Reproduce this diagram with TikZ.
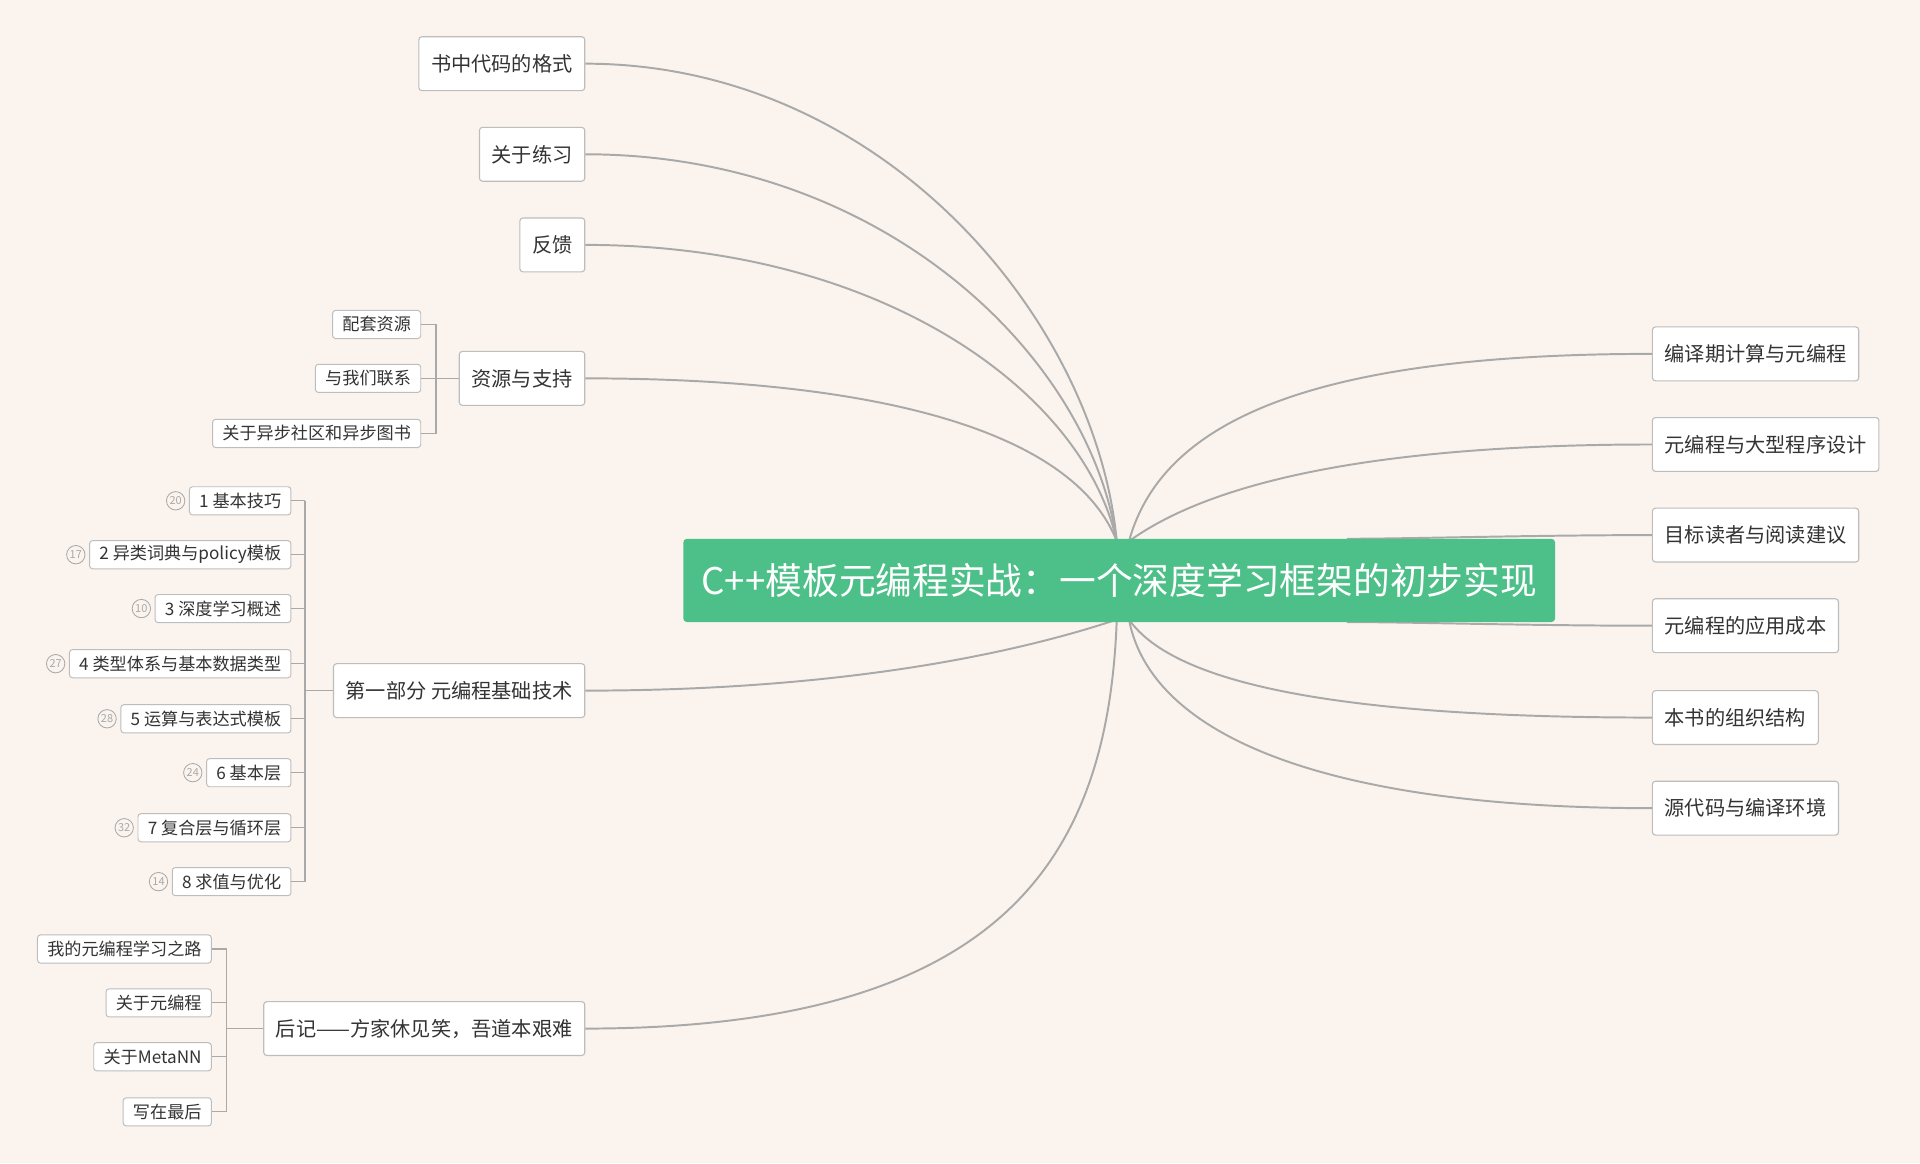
\documentclass[tikz,border=0pt]{standalone}
\usepackage{fontspec}
\setmainfont{Noto Sans CJK SC}
\definecolor{bg}{HTML}{FBF4EE}
\definecolor{hubc}{HTML}{4DBF88}
\definecolor{linec}{HTML}{A9A9A9}
\definecolor{bordc}{HTML}{BDBDBD}
\definecolor{txt}{HTML}{333333}
\tikzset{
  leaf/.style={draw=bordc,fill=white,rounded corners=2.5pt,text=txt,font=\fontsize{16.5}{18}\selectfont,minimum height=44pt,inner xsep=10pt,line width=0.9pt},
  sub/.style={draw=bordc,fill=white,rounded corners=2.5pt,text=txt,font=\fontsize{14}{16}\selectfont,minimum height=23pt,inner xsep=8pt,line width=0.8pt},
  num/.style={draw=linec,circle,inner sep=0pt,minimum size=15pt,text=linec,font=\fontsize{9}{10}\selectfont,line width=0.7pt},
  conn/.style={draw=linec,line width=1.6pt},
  brk/.style={draw=linec,line width=1pt}
}
\begin{document}
\begin{tikzpicture}[x=1pt,y=-1pt]
\fill[bg] (0,0) rectangle (1568,950);
\useasboundingbox (0,0) rectangle (1568,950);
\coordinate (hub) at (914,474);
\coordinate (ht) at (912,442);
\coordinate (hb) at (912,506);
\coordinate (rt) at (922,442);
\coordinate (rb) at (922,506);
% left leaves
\node[leaf,anchor=east] (a1) at (478,52) {书中代码的格式};
\node[leaf,anchor=east] (a2) at (478,126) {关于练习};
\node[leaf,anchor=east] (a3) at (478,200) {反馈};
\node[leaf,anchor=east] (a4) at (478,309) {资源与支持};
\node[leaf,anchor=east] (a5) at (478,564) {第一部分 元编程基础技术};
\node[leaf,anchor=east] (a6) at (478,840) {后记——方家休见笑，吾道本艰难};
% right leaves
\node[leaf,anchor=west] (b1) at (1349,289) {编译期计算与元编程};
\node[leaf,anchor=west] (b2) at (1349,363) {元编程与大型程序设计};
\node[leaf,anchor=west] (b3) at (1349,437) {目标读者与阅读建议};
\node[leaf,anchor=west] (b4) at (1349,511) {元编程的应用成本};
\node[leaf,anchor=west] (b5) at (1349,586) {本书的组织结构};
\node[leaf,anchor=west] (b6) at (1349,660) {源代码与编译环境};
% connectors
\path[conn] (a1.east) .. controls (720,52) and (895,260) .. (ht);
\path[conn] (a2.east) .. controls (720,126) and (890,290) .. (ht);
\path[conn] (a3.east) .. controls (720,200) and (885,320) .. (ht);
\path[conn] (a4.east) .. controls (740,309) and (880,360) .. (ht);
\path[conn] (a5.east) .. controls (700,564) and (840,530) .. (hb);
\path[conn] (a6.east) .. controls (820,840) and (905,700) .. (hb);
\path[conn] (b1.west) .. controls (1080,289) and (950,340) .. (rt);
\path[conn] (b2.west) .. controls (1100,363) and (980,400) .. (rt);
\path[conn] (b3.west) .. controls (1250,437) and (1150,440) .. (1100,440);
\path[conn] (b4.west) .. controls (1250,511) and (1150,508) .. (1100,508);
\path[conn] (b5.west) .. controls (1100,586) and (960,560) .. (rb);
\path[conn] (b6.west) .. controls (1080,660) and (940,600) .. (rb);
% hub
\node[fill=hubc,rounded corners=3pt,minimum width=712pt,minimum height=68pt,text=white,font=\fontsize{30}{32}\selectfont,inner sep=0pt] (c) at (914,474) {C++模板元编程实战：一个深度学习框架的初步实现};
% resources subs
\node[sub,anchor=east] (s1) at (344,265) {配套资源};
\node[sub,anchor=east] (s2) at (344,309) {与我们联系};
\node[sub,anchor=east] (s3) at (344,354) {关于异步社区和异步图书};
\coordinate (j1) at (356,309);
\path[brk] (s1.east) -| (j1) |- (s3.east);
\path[brk] (s2.east) -- (a4.west);
% part one subs
\coordinate (j2) at (249,564);
\foreach \t/\y/\n/\k in {1 基本技巧/409/20/p1, 2 异类词典与policy模板/453/17/p2, 3 深度学习概述/497/10/p3, 4 类型体系与基本数据类型/542/27/p4, 5 运算与表达式模板/587/28/p5, 6 基本层/631/24/p6, 7 复合层与循环层/676/32/p7, 8 求值与优化/720/14/p8}{
  \node[sub,anchor=east] (\k) at (238,\y) {\t};
  \node[num,anchor=east] (\k n) at ([xshift=-3pt]\k.west) {\n};
  \path[brk] (\k.east) -- (249,\y);
}
\path[brk] (249,409) -- (249,720);
\path[brk] (j2) -- (a5.west);
% afterword subs
\node[sub,anchor=east] (w1) at (173,775) {我的元编程学习之路};
\node[sub,anchor=east] (w2) at (173,819) {关于元编程};
\node[sub,anchor=east] (w3) at (173,863) {关于MetaNN};
\node[sub,anchor=east] (w4) at (173,908) {写在最后};
\coordinate (j3) at (185,840);
\path[brk] (w1.east) -| (185,775) |- (w4.east);
\path[brk] (w2.east) -- (185,819);
\path[brk] (w3.east) -- (185,863);
\path[brk] (j3) -- (a6.west);
\end{tikzpicture}
\end{document}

────────────────

Write out the whole listing exactly, and drop the pictures.

Reproduce this diagram with TikZ.
\documentclass[tikz,border=0pt]{standalone}
\usepackage{fontspec}
\setmainfont{Noto Sans CJK SC}
\definecolor{bg}{HTML}{FBF4EE}
\definecolor{hubc}{HTML}{4DBF88}
\definecolor{linec}{HTML}{A9A9A9}
\definecolor{bordc}{HTML}{BDBDBD}
\definecolor{txt}{HTML}{333333}
\tikzset{
  leaf/.style={draw=bordc,fill=white,rounded corners=2.5pt,text=txt,font=\fontsize{16.5}{18}\selectfont,minimum height=44pt,inner xsep=10pt,line width=0.9pt},
  sub/.style={draw=bordc,fill=white,rounded corners=2.5pt,text=txt,font=\fontsize{14}{16}\selectfont,minimum height=23pt,inner xsep=8pt,line width=0.8pt},
  num/.style={draw=linec,circle,inner sep=0pt,minimum size=15pt,text=linec,font=\fontsize{9}{10}\selectfont,line width=0.7pt},
  conn/.style={draw=linec,line width=1.6pt},
  brk/.style={draw=linec,line width=1pt}
}
\begin{document}
\begin{tikzpicture}[x=1pt,y=-1pt]
\fill[bg] (0,0) rectangle (1568,950);
\useasboundingbox (0,0) rectangle (1568,950);
\coordinate (hub) at (914,474);
\coordinate (ht) at (912,442);
\coordinate (hb) at (912,506);
\coordinate (rt) at (922,442);
\coordinate (rb) at (922,506);
% left leaves
\node[leaf,anchor=east] (a1) at (478,52) {书中代码的格式};
\node[leaf,anchor=east] (a2) at (478,126) {关于练习};
\node[leaf,anchor=east] (a3) at (478,200) {反馈};
\node[leaf,anchor=east] (a4) at (478,309) {资源与支持};
\node[leaf,anchor=east] (a5) at (478,564) {第一部分 元编程基础技术};
\node[leaf,anchor=east] (a6) at (478,840) {后记——方家休见笑，吾道本艰难};
% right leaves
\node[leaf,anchor=west] (b1) at (1349,289) {编译期计算与元编程};
\node[leaf,anchor=west] (b2) at (1349,363) {元编程与大型程序设计};
\node[leaf,anchor=west] (b3) at (1349,437) {目标读者与阅读建议};
\node[leaf,anchor=west] (b4) at (1349,511) {元编程的应用成本};
\node[leaf,anchor=west] (b5) at (1349,586) {本书的组织结构};
\node[leaf,anchor=west] (b6) at (1349,660) {源代码与编译环境};
% connectors
\path[conn] (a1.east) .. controls (720,52) and (895,260) .. (ht);
\path[conn] (a2.east) .. controls (720,126) and (890,290) .. (ht);
\path[conn] (a3.east) .. controls (720,200) and (885,320) .. (ht);
\path[conn] (a4.east) .. controls (740,309) and (880,360) .. (ht);
\path[conn] (a5.east) .. controls (700,564) and (840,530) .. (hb);
\path[conn] (a6.east) .. controls (820,840) and (905,700) .. (hb);
\path[conn] (b1.west) .. controls (1080,289) and (950,340) .. (rt);
\path[conn] (b2.west) .. controls (1100,363) and (980,400) .. (rt);
\path[conn] (b3.west) .. controls (1250,437) and (1150,440) .. (1100,440);
\path[conn] (b4.west) .. controls (1250,511) and (1150,508) .. (1100,508);
\path[conn] (b5.west) .. controls (1100,586) and (960,560) .. (rb);
\path[conn] (b6.west) .. controls (1080,660) and (940,600) .. (rb);
% hub
\node[fill=hubc,rounded corners=3pt,minimum width=712pt,minimum height=68pt,text=white,font=\fontsize{30}{32}\selectfont,inner sep=0pt] (c) at (914,474) {C++模板元编程实战：一个深度学习框架的初步实现};
% resources subs
\node[sub,anchor=east] (s1) at (344,265) {配套资源};
\node[sub,anchor=east] (s2) at (344,309) {与我们联系};
\node[sub,anchor=east] (s3) at (344,354) {关于异步社区和异步图书};
\coordinate (j1) at (356,309);
\path[brk] (s1.east) -| (j1) |- (s3.east);
\path[brk] (s2.east) -- (a4.west);
% part one subs
\coordinate (j2) at (249,564);
\foreach \t/\y/\n/\k in {1 基本技巧/409/20/p1, 2 异类词典与policy模板/453/17/p2, 3 深度学习概述/497/10/p3, 4 类型体系与基本数据类型/542/27/p4, 5 运算与表达式模板/587/28/p5, 6 基本层/631/24/p6, 7 复合层与循环层/676/32/p7, 8 求值与优化/720/14/p8}{
  \node[sub,anchor=east] (\k) at (238,\y) {\t};
  \node[num,anchor=east] (\k n) at ([xshift=-3pt]\k.west) {\n};
  \path[brk] (\k.east) -- (249,\y);
}
\path[brk] (249,409) -- (249,720);
\path[brk] (j2) -- (a5.west);
% afterword subs
\node[sub,anchor=east] (w1) at (173,775) {我的元编程学习之路};
\node[sub,anchor=east] (w2) at (173,819) {关于元编程};
\node[sub,anchor=east] (w3) at (173,863) {关于MetaNN};
\node[sub,anchor=east] (w4) at (173,908) {写在最后};
\coordinate (j3) at (185,840);
\path[brk] (w1.east) -| (185,775) |- (w4.east);
\path[brk] (w2.east) -- (185,819);
\path[brk] (w3.east) -- (185,863);
\path[brk] (j3) -- (a6.west);
\end{tikzpicture}
\end{document}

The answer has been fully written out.